There is not one single moment of the film where you don’t feel your attention distracted from the screen.  BEOWULF is a masterpiece of audience involvement in the way it elicits our attentiveness in its visuals.  There is always something invigorating and intoxicating on screen and there is rarely a second where the film is not visually arresting.  I found Zemeckis’ THE POLAR EXPRESS to be one of the most beautiful and lavish CG features ever, and I wrote in my review how one became less and less conscious of its techniques and instead grew more immersed in them, eventually forgetting that you were watching animation.  Ever more so, I felt similar feelings throughout BEOWULF.  No other film this year works as well as this one by working on you.

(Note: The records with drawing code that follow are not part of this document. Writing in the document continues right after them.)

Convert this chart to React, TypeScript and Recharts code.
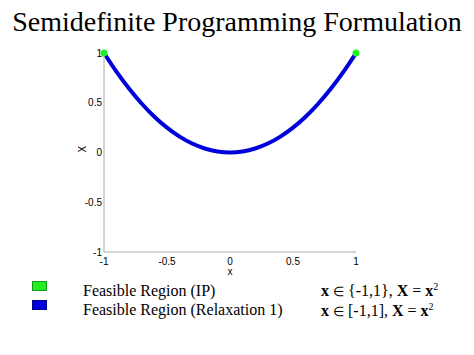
import { ComposedChart, Line, Scatter, XAxis, YAxis } from "recharts";

// relaxation curve samples
const xs = [-1, -0.9, -0.8, -0.7, -0.6, -0.5, -0.4, -0.3, -0.2, -0.1, 0, 0.1, 0.2, 0.3, 0.4, 0.5, 0.6, 0.7, 0.8, 0.9, 1];
const ys = [1, 0.81, 0.64, 0.49, 0.36, 0.25, 0.16, 0.09, 0.04, 0.01, 0, 0.01, 0.04, 0.09, 0.16, 0.25, 0.36, 0.49, 0.64, 0.81, 1];

// integer points (IP)
const ipX = [-1, 1];
const ipY = [1, 1];

const xTicks = [-1, -0.5, 0, 0.5, 1];
const yTicks = [-1, -0.5, 0, 0.5, 1];

const curveData = xs.map((x, i) => ({ x, y: ys[i] }));
const ipData = ipX.map((x, i) => ({ x, y: ipY[i] }));

const serif = "'Liberation Serif', 'Times New Roman', serif";
const sans = "'Liberation Sans', Arial, sans-serif";

const GreenDot = (props: any) => {
  const { cx, cy } = props;
  return <circle cx={cx} cy={cy} r={3.5} fill="#22ee22" />;
};

export default function App() {
  return (
    <div style={{ position: "absolute", left: 0, top: 0, width: 474, height: 355, background: "#fff", overflow: "hidden" }}>
      <div
        style={{
          position: "absolute",
          top: 6,
          left: 0,
          width: 474,
          textAlign: "center",
          fontFamily: serif,
          fontSize: 28,
          color: "#000",
        }}
      >
        Semidefinite Programming Formulation
      </div>

      <div style={{ position: "absolute", left: 0, top: 0 }}>
        <ComposedChart width={474} height={290} margin={{ top: 53, right: 118, left: 54, bottom: 8 }}>
          <XAxis
            dataKey="x"
            type="number"
            domain={[-1, 1]}
            ticks={xTicks}
            height={30}
            stroke="#aaa"
            tickLine={false}
            tickMargin={0}
            tick={{ fontSize: 10, fill: "#000", fontFamily: sans }}
            label={{ value: "x", position: "insideBottom", offset: 7, fontSize: 10, fill: "#000", fontFamily: sans }}
          />
          <YAxis
            dataKey="y"
            type="number"
            domain={[-1, 1]}
            ticks={yTicks}
            width={50}
            stroke="#aaa"
            tickLine={false}
            tickMargin={-4}
            tick={{ fontSize: 10, fill: "#000", fontFamily: sans }}
            label={{ value: "X", angle: -90, position: "insideLeft", offset: 28, fontSize: 10, fill: "#000", fontFamily: sans }}
          />
          <Line
            data={curveData}
            dataKey="y"
            type="monotone"
            stroke="#0000dd"
            strokeWidth={4}
            dot={false}
            activeDot={false}
            isAnimationActive={false}
          />
          <Scatter data={ipData} dataKey="y" shape={<GreenDot />} isAnimationActive={false} />
        </ComposedChart>
      </div>

      <div style={{ position: "absolute", left: 32, top: 281, width: 15, height: 10, background: "#22ee22", border: "1px solid #119911", boxSizing: "border-box" }} />
      <div style={{ position: "absolute", left: 32, top: 300, width: 15, height: 10, background: "#0000dd", border: "1px solid #000088", boxSizing: "border-box" }} />

      <div style={{ position: "absolute", left: 83, top: 281, fontFamily: serif, fontSize: 16, color: "#000", lineHeight: "19px" }}>
        <div>Feasible Region (IP)</div>
        <div>Feasible Region (Relaxation 1)</div>
      </div>
      <div style={{ position: "absolute", left: 321, top: 281, fontFamily: serif, fontSize: 16, color: "#000", lineHeight: "19px" }}>
        <div>
          <b>x</b> <span style={{ fontSize: 13 }}>∈</span> {"{-1,1}"}, <b>X</b> = <b>x</b>
          <sup style={{ fontSize: 10, lineHeight: 0 }}>2</sup>
        </div>
        <div>
          <b>x</b> <span style={{ fontSize: 13 }}>∈</span> [-1,1], <b>X</b> = <b>x</b>
          <sup style={{ fontSize: 10, lineHeight: 0 }}>2</sup>
        </div>
      </div>
    </div>
  );
}
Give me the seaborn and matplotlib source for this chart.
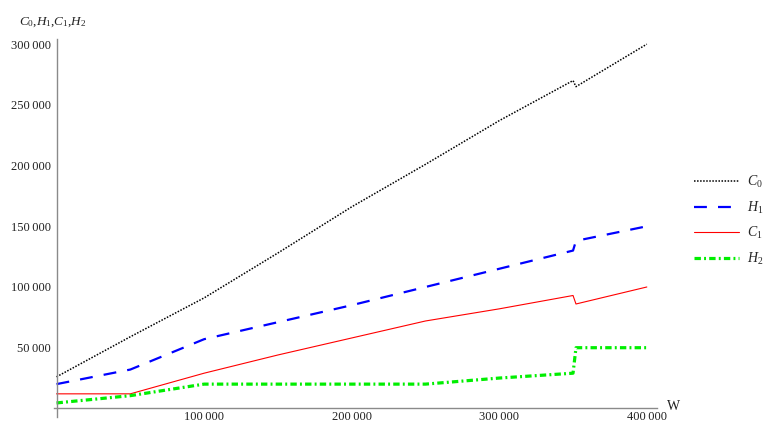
import numpy as np
import pandas as pd
import matplotlib
matplotlib.use("Agg")
import matplotlib.pyplot as plt
import matplotlib.ticker as mticker
import seaborn as sns

# Cost curves against W (kinks at 50k, 100k, 250k, 300k; jump at 350k)
w = [0, 50000, 100000, 150000, 200000, 250000, 300000, 350000, 352000, 400000]
c0 = [26000, 59000, 91000, 128000, 166000, 201000, 237000, 270000, 265000, 300000]
h1 = [20000, 32000, 57000, 71000, 85000, 100000, 115000, 130000, 138000, 150000]
c1 = [12000, 12000, 29000, 44000, 58000, 72000, 82000, 93000, 86000, 100000]
h2 = [4500, 10500, 20000, 20000, 20000, 20000, 25000, 29000, 50000, 50000]

names = [r"$C_0$", r"$H_1$", r"$C_1$", r"$H_2$"]
series = [c0, h1, c1, h2]

df = pd.concat(
    [pd.DataFrame({"W": w, "value": s, "curve": n}) for n, s in zip(names, series)],
    ignore_index=True,
)

sns.set_style("white")
plt.rcParams["font.family"] = ["Liberation Serif", "DejaVu Serif"]
plt.rcParams["mathtext.fontset"] = "custom"
plt.rcParams["mathtext.rm"] = "Liberation Serif"
plt.rcParams["mathtext.it"] = "Liberation Serif:italic"

fig = plt.figure(figsize=(7.67, 4.23), dpi=100)
ax = fig.add_axes([0.0708, 0.0144, 0.7854, 0.8927])

styles = {
    r"$C_0$": dict(color="black", lw=1.1, ls=(0, (1.0, 1.0))),
    r"$H_1$": dict(color="#0000ff", lw=1.6, ls=(0, (5.8, 5.0))),
    r"$C_1$": dict(color="#ff0000", lw=0.8, ls="-"),
    r"$H_2$": dict(color="#00ee00", lw=2.3, ls=(0, (2.0, 1.0, 0.6, 1.0))),
}

for n in names:
    st = styles[n]
    sns.lineplot(
        data=df[df["curve"] == n], x="W", y="value", ax=ax,
        estimator=None, sort=False, color=st["color"], linewidth=st["lw"],
        linestyle=st["ls"], label=n, legend=False,
    )

ax.set_xlim(-1500, 406700)
ax.set_ylim(-7000, 304000)

for side in ("top", "right"):
    ax.spines[side].set_visible(False)
ax.spines["left"].set_position(("data", 0))
ax.spines["bottom"].set_position(("data", 0))
for side in ("left", "bottom"):
    ax.spines[side].set_color("#8a8a8a")
    ax.spines[side].set_linewidth(1.0)

ax.xaxis.set_major_locator(mticker.MultipleLocator(100000))
ax.xaxis.set_minor_locator(mticker.MultipleLocator(20000))
ax.yaxis.set_major_locator(mticker.MultipleLocator(50000))
ax.yaxis.set_minor_locator(mticker.MultipleLocator(10000))


def thousands(v, pos):
    if abs(v) < 1:
        return ""
    s = f"{int(round(v)):,}"
    return s.replace(",", "\u2009")


ax.xaxis.set_major_formatter(mticker.FuncFormatter(thousands))
ax.yaxis.set_major_formatter(mticker.FuncFormatter(thousands))
ax.tick_params(which="major", direction="in", length=4, width=0.8, color="#555555",
               labelsize=9, labelcolor="#222222")
ax.tick_params(which="minor", direction="in", length=2, width=0.8, color="#555555")
ax.tick_params(axis="y", which="major", pad=4)
ax.tick_params(axis="x", which="major", pad=2)
ax.set_xlabel("")
ax.set_ylabel("")

fig.text(19 / 767, 1 - 22 / 423, r"$C_0$,$H_1$,$C_1$,$H_2$", fontsize=9.5,
         ha="left", va="center", color="#222222")
fig.text(667 / 767, 1 - 406 / 423, "W", fontsize=10, ha="left", va="center",
         color="#222222")

handles, labels = ax.get_legend_handles_labels()
fig.legend(handles, labels, loc="upper left", bbox_to_anchor=(694 / 767, 1 - 174 / 423),
           frameon=False, fontsize=10, handlelength=3.25, handletextpad=0.6,
           labelspacing=0.68, borderpad=0, borderaxespad=0)

fig.savefig("out.png", dpi=100)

The film cheerfully careens down the extreme borders of the PG-13 and defies them.  This has to be the harshest film under that rating category that I have seen.  How the MPAA allowed BEOWULF the freedom of a PG-13 and not an R is absolutely stupefying, considering the extreme content.  Throughout it we are given copious amounts of nudity - from both the female and male variety (this is an equal opportunist eye candy flick) - intense and scary visuals, not to mention ubiquitous violence and gory carnage.  Surely, there is not a lot of blood splattering, but there are scenes involving multiple stabbings, impalings, lacerations, maimings, decapitations, heads of the decapitated victims being chewed on and eaten by the viscous monster, and so on and so on.

The film’s latent sexual content is also kind of startling.  Its most talked about moment occurs when the synthetic Jolie emerges from cavernous waters completely in the buff (only a tiny and transparent amount of mud and goo hide her naughty bits).  Some critics have stated that - with BEOWULF’S violence and nudity - a PG-13 is appropriate considering that everything in it is "not real" and is animated.  That’s ridiculous.  If the film had a graphic, simulated sex scene in it would it still bare the moniker of a PG-13 because the sex...is not real? Certainly, there are a plethora of live action films with sex and eroticism, but the content in those films are also not real - they’re counterfeit and faked- so what is the difference?  BEOWULF’s rating, in pure hindsight, is pure hypocrisy.  Trust me: this is not a children’s animated film.

My indifference with the MPAA aside, BEOWULF is an wondrous and electrifying accomplishment in the arena of computer animated films.  Zemeckis, it can easily be said, is a director that is a visionary and a pioneer.  He looks at technology, embraces it, and dares to do what others would not.  He had the perseverance to competently blend live action with hand drawn animation in the then landmark WHO FRAMED ROGER RABBIT and later convincingly made Tom Hanks look like he was conversing with real life historical figures in archival footage in FORREST GUMP.  Of course, then came THE POLAR EXPRESS, which I hailed as a breakthrough work for animated films the same way STAR WARS was one for special effects.

I found myself in a state of disbelieving admiration for THE POLAR EXPRESS, and I amazingly find myself reacting with even more wonderment with BEOWULF.  It’s been a long, long time since I stared at the screen with a complete, childlike enthusiasm and awestruck captivation.  I did so with films like STAR WARS and 2001: A SPACE ODYSSEY, which, for their times,  boldly told viewers that the future of film making technology to tell stories was "now".  BEOWULF attains the same level of ethereal power as a watershed entertainment.  It does what all of the trendsetting films of the past have achieved: It intrepidly looks into the frontier of film making methods and technology and fearlessly passes it.

In short, Beowulf would have approved.